## GIVEN ENTRIES
----------------------------------------

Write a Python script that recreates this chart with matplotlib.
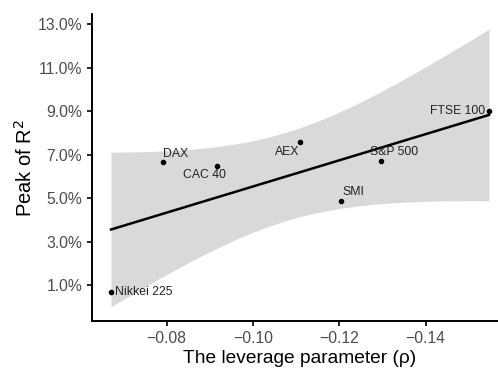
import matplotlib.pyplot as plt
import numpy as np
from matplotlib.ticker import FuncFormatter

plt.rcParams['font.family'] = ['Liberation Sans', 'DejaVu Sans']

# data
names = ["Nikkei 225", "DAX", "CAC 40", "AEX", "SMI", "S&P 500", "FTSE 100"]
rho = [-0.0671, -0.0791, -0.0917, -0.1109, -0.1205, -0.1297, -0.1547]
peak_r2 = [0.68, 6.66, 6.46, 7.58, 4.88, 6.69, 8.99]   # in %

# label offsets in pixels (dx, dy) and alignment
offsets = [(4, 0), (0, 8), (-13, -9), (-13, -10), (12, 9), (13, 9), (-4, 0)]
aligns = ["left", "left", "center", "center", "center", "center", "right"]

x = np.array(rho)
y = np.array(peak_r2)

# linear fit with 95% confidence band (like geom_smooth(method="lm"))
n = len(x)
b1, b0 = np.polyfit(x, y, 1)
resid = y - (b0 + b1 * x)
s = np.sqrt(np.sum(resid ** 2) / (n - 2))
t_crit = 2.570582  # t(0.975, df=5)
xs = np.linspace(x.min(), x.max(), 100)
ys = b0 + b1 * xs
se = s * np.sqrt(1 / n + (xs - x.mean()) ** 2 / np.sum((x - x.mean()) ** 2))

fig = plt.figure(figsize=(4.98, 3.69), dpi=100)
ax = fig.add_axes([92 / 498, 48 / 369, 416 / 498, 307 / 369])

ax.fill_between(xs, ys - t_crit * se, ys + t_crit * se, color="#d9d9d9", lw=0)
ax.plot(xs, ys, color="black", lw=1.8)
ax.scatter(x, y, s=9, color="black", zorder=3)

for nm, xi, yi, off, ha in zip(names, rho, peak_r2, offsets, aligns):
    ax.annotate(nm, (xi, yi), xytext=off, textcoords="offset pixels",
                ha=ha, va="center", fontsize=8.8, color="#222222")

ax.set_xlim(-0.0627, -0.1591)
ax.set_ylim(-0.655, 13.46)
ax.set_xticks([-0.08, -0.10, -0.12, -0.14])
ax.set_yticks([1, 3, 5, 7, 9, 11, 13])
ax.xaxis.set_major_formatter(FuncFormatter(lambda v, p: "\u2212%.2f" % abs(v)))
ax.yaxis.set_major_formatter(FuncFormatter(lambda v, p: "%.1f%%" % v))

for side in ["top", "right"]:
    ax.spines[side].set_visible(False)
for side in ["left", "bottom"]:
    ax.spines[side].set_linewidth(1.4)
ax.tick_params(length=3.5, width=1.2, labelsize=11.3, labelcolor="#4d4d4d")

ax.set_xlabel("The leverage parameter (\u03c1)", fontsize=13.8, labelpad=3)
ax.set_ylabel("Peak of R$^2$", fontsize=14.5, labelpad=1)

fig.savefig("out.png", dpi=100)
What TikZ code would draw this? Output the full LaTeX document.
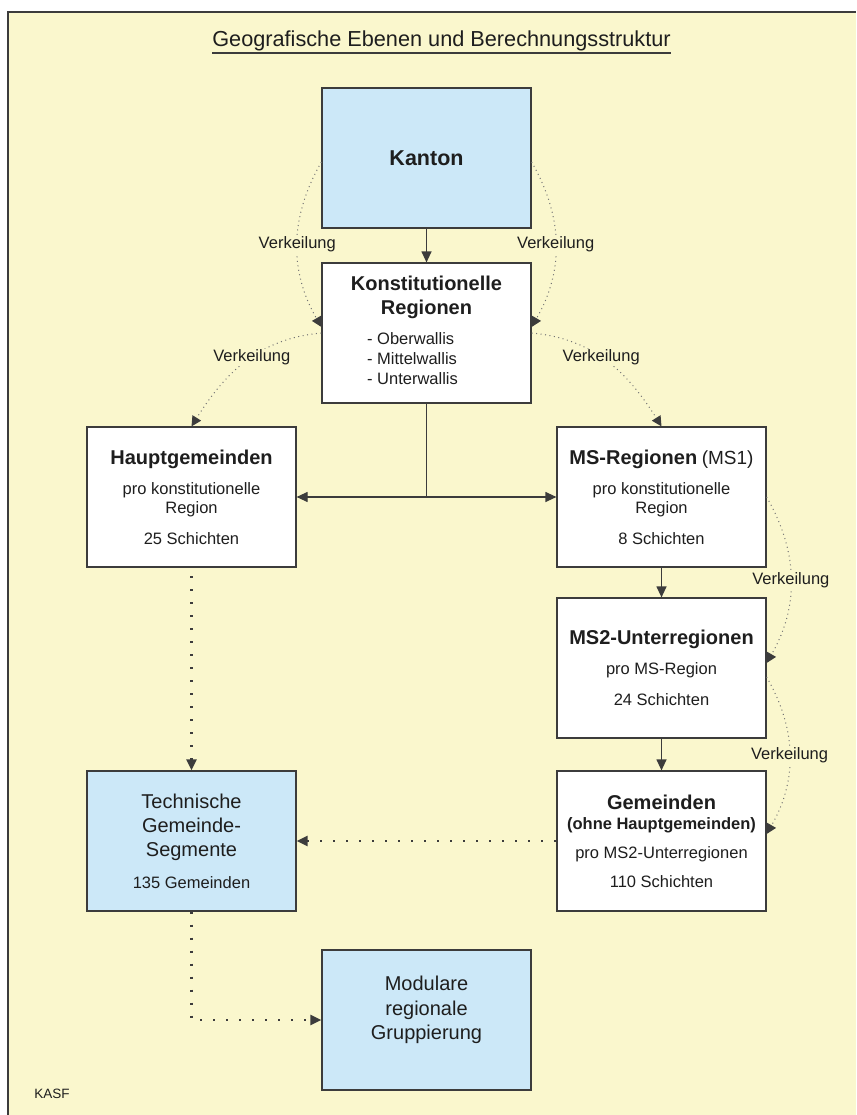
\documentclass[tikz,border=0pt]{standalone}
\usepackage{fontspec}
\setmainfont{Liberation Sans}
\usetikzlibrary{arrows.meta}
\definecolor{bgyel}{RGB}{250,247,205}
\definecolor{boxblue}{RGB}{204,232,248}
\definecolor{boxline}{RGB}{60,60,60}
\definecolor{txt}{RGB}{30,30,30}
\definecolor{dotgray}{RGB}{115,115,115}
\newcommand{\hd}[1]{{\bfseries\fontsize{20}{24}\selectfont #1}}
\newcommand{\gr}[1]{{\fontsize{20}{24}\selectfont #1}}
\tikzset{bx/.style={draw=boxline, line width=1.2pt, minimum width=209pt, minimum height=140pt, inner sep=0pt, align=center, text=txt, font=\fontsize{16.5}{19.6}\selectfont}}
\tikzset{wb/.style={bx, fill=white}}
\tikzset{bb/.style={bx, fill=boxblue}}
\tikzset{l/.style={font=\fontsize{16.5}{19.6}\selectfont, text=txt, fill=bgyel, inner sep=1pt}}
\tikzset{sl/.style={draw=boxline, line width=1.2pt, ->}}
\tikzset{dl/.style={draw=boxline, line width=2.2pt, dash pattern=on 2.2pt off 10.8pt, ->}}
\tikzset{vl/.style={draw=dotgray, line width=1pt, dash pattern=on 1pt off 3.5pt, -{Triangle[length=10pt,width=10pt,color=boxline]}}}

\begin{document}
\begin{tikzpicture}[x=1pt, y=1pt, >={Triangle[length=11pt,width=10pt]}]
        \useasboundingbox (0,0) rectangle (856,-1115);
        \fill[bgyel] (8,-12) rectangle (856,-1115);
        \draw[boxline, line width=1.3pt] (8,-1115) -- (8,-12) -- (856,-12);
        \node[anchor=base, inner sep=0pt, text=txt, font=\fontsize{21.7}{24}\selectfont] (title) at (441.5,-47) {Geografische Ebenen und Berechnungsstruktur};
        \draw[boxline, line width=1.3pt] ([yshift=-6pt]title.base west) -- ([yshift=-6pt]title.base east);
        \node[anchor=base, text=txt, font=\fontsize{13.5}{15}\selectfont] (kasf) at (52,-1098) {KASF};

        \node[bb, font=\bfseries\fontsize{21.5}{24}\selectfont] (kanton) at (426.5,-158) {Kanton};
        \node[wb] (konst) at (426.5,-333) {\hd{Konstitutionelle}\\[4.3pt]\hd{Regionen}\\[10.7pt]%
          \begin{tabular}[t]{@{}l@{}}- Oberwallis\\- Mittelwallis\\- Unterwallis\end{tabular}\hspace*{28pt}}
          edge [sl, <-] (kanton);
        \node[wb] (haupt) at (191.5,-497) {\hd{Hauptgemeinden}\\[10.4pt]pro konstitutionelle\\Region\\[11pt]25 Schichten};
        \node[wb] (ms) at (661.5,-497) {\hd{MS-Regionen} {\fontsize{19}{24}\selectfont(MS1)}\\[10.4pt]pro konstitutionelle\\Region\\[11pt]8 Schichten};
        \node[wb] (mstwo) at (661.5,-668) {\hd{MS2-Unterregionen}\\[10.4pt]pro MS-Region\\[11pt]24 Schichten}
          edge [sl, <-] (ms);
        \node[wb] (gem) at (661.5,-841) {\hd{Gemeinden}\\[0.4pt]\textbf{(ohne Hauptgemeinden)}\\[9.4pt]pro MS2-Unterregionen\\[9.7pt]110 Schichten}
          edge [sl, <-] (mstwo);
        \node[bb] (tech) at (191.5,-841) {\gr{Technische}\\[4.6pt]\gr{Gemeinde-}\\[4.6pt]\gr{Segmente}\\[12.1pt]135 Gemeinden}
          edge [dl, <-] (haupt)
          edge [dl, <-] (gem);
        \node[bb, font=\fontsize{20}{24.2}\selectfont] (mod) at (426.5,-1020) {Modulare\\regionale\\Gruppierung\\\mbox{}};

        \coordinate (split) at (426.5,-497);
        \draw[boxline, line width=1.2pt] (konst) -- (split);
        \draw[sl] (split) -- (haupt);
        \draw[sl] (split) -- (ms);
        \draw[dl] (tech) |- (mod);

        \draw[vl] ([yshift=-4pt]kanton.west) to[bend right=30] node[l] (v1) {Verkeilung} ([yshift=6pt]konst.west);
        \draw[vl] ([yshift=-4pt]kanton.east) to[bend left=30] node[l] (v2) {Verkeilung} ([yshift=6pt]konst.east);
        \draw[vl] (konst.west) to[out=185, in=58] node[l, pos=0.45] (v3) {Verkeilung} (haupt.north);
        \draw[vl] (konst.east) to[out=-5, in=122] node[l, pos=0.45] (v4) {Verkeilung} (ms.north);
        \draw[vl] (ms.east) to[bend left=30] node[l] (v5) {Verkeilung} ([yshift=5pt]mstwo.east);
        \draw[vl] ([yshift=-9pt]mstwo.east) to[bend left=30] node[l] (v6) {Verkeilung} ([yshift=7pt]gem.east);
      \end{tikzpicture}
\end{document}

----------------------------------------

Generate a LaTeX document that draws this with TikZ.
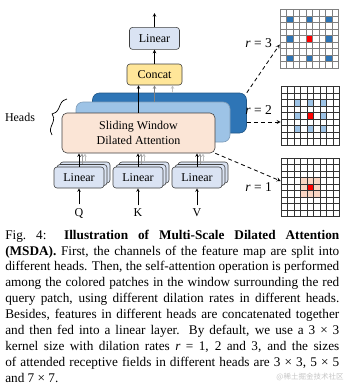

----------------------------------------

Keep the images out of the copy. Repeat word for word only the lines from the one containing "Write a Python" through the one containing "y = np.array(peak_r2)", both ends included.

## OUTPUT FOR THIS EXERCISE
Write a Python script that recreates this chart with matplotlib.
import matplotlib.pyplot as plt
import numpy as np
from matplotlib.ticker import FuncFormatter

plt.rcParams['font.family'] = ['Liberation Sans', 'DejaVu Sans']

# data
names = ["Nikkei 225", "DAX", "CAC 40", "AEX", "SMI", "S&P 500", "FTSE 100"]
rho = [-0.0671, -0.0791, -0.0917, -0.1109, -0.1205, -0.1297, -0.1547]
peak_r2 = [0.68, 6.66, 6.46, 7.58, 4.88, 6.69, 8.99]   # in %

# label offsets in pixels (dx, dy) and alignment
offsets = [(4, 0), (0, 8), (-13, -9), (-13, -10), (12, 9), (13, 9), (-4, 0)]
aligns = ["left", "left", "center", "center", "center", "center", "right"]

x = np.array(rho)
y = np.array(peak_r2)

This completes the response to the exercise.